Input Pipeline

Audio naar transcript naar gestructureerde notities — dagelijks

(Engelstalig origineel — Nederlandse vertaling volgt.)

What it does

The input pipeline is the data backbone behind the rest of the OpenClaw + Papegaai stack. Every day it runs end-to-end:

Capture — voice memos, conversation recordings, and dictated notes land in a watched bucket.
Language-detect + transcribe — a 60-second sample drives Whisper language detection, then full transcription in the detected code (no defaulting to Dutch).
Structure — the LLM extractor emits zero-or-more typed items per topic — fleeting note, todo, CRM fact — using a single shared prompt across all sources.
Redact — a pipeline-side pass strips PII before anything is forwarded.
Route to KBs — extracted items are routed to the relevant knowledge bases by topic.

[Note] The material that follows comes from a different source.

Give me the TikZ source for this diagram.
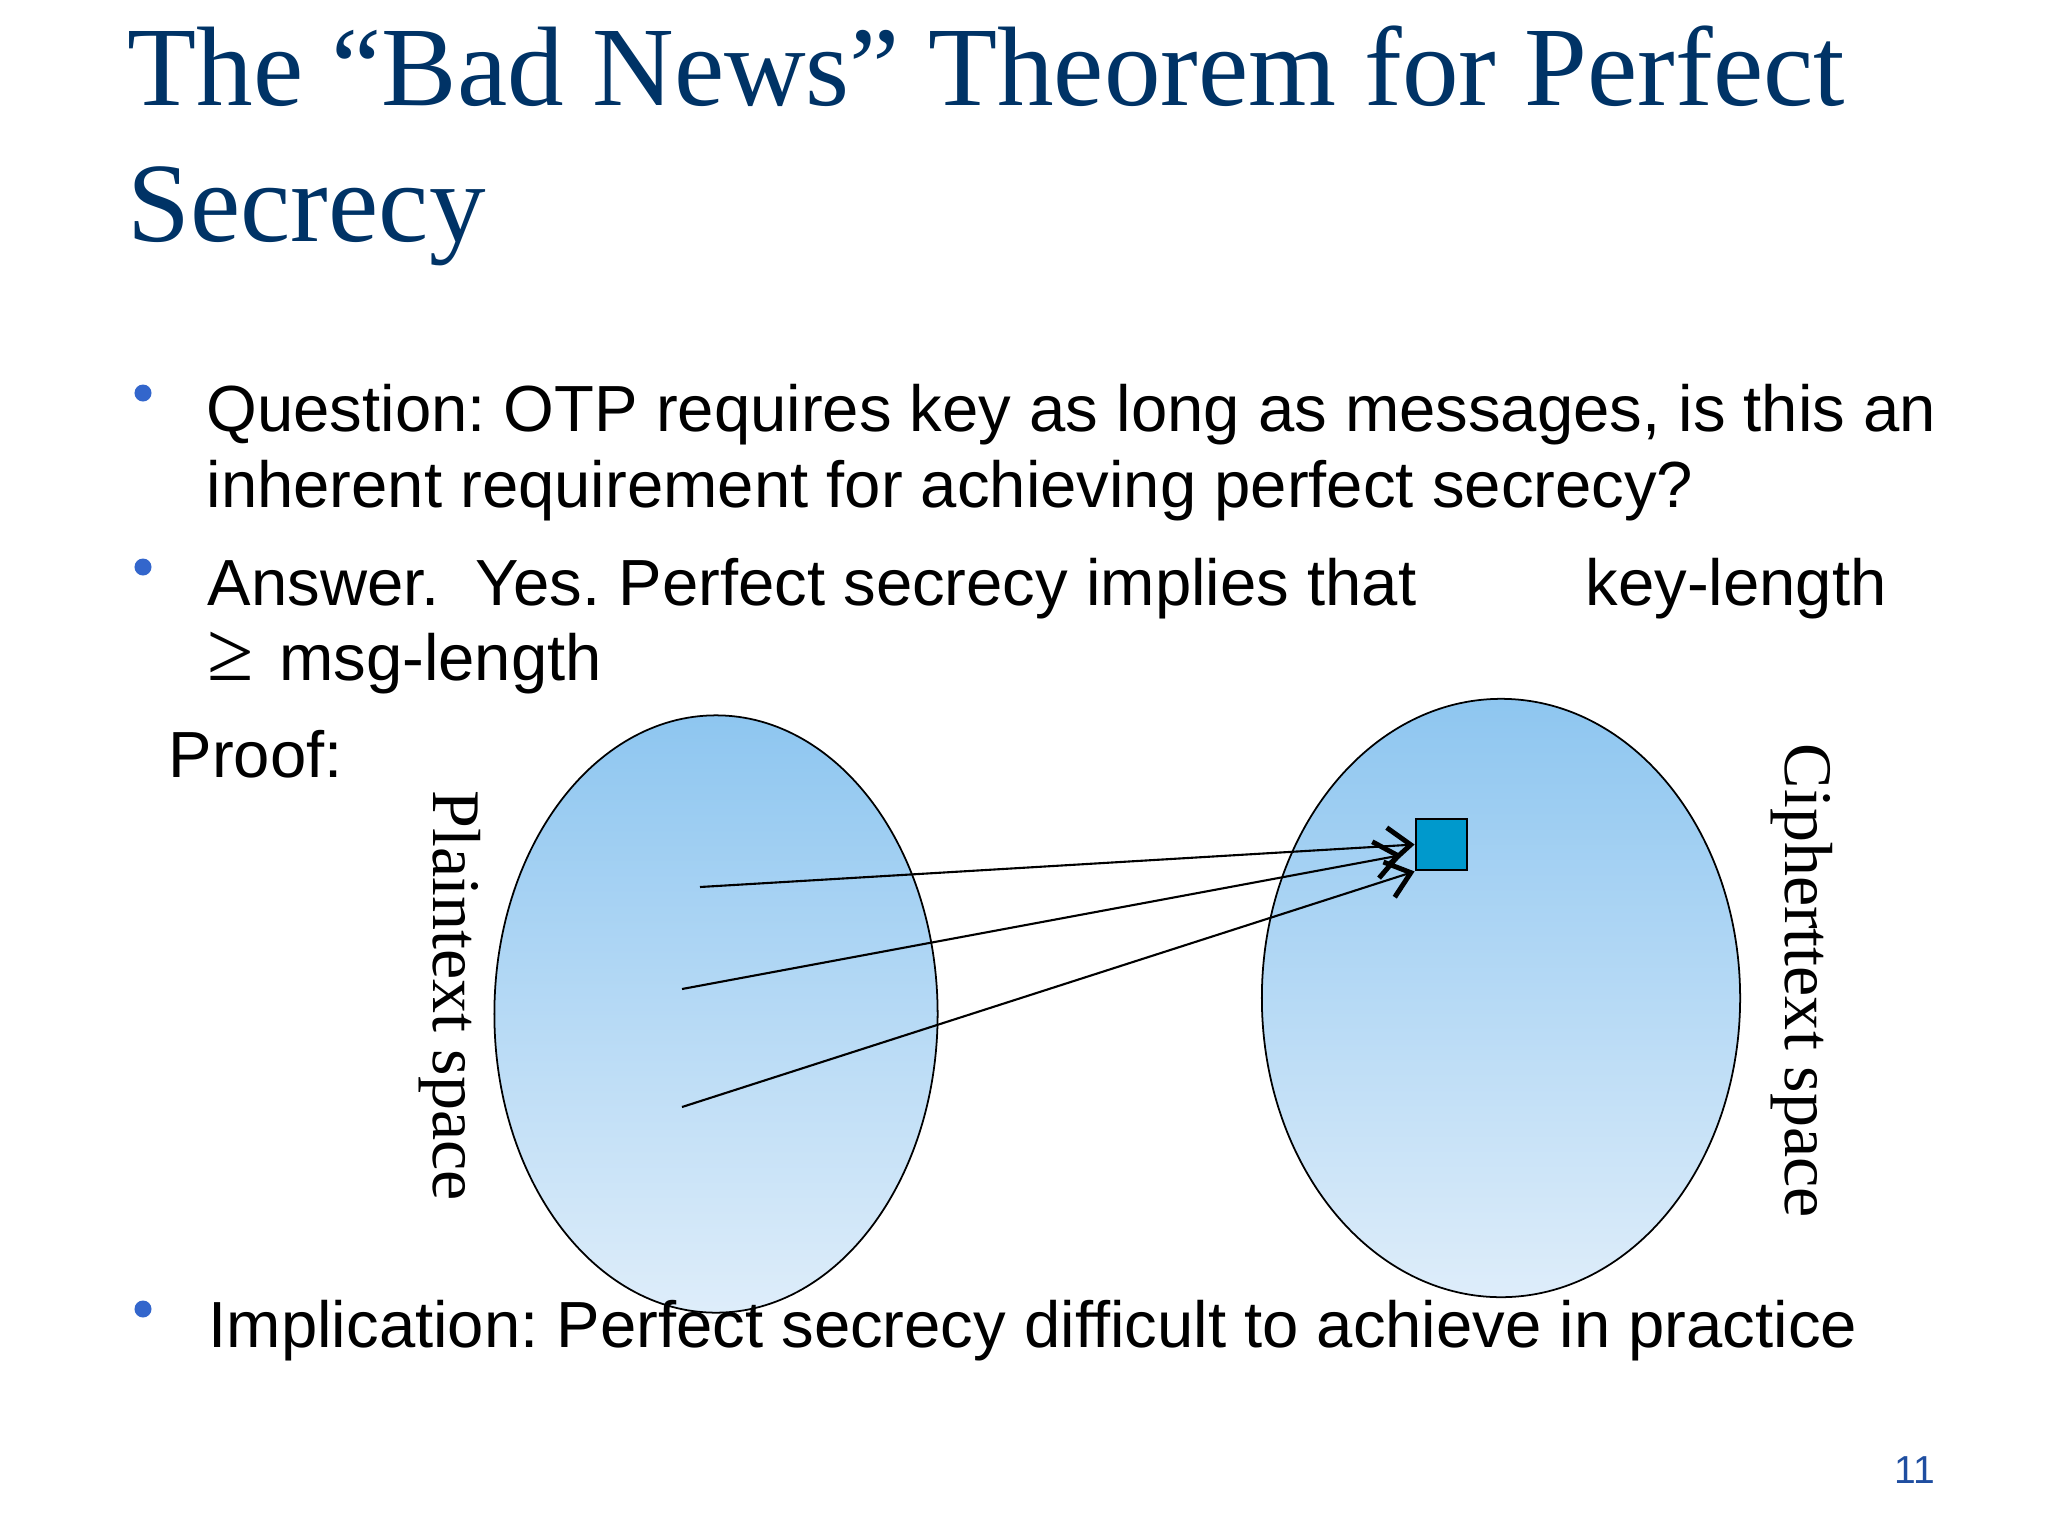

Workhorse VPS — 178.104.129.209 is the host. LLM calls, Postgres, scripts, no agents.
GCS archiving — every raw artefact is archived to Google Cloud Storage so re-extraction is always possible.
Daily 06:17 sync — KB rsync pulls processed notes locally for offline browsing.

Deployed and in iteration. GCS archiving + KB sync are live. Used in production every day.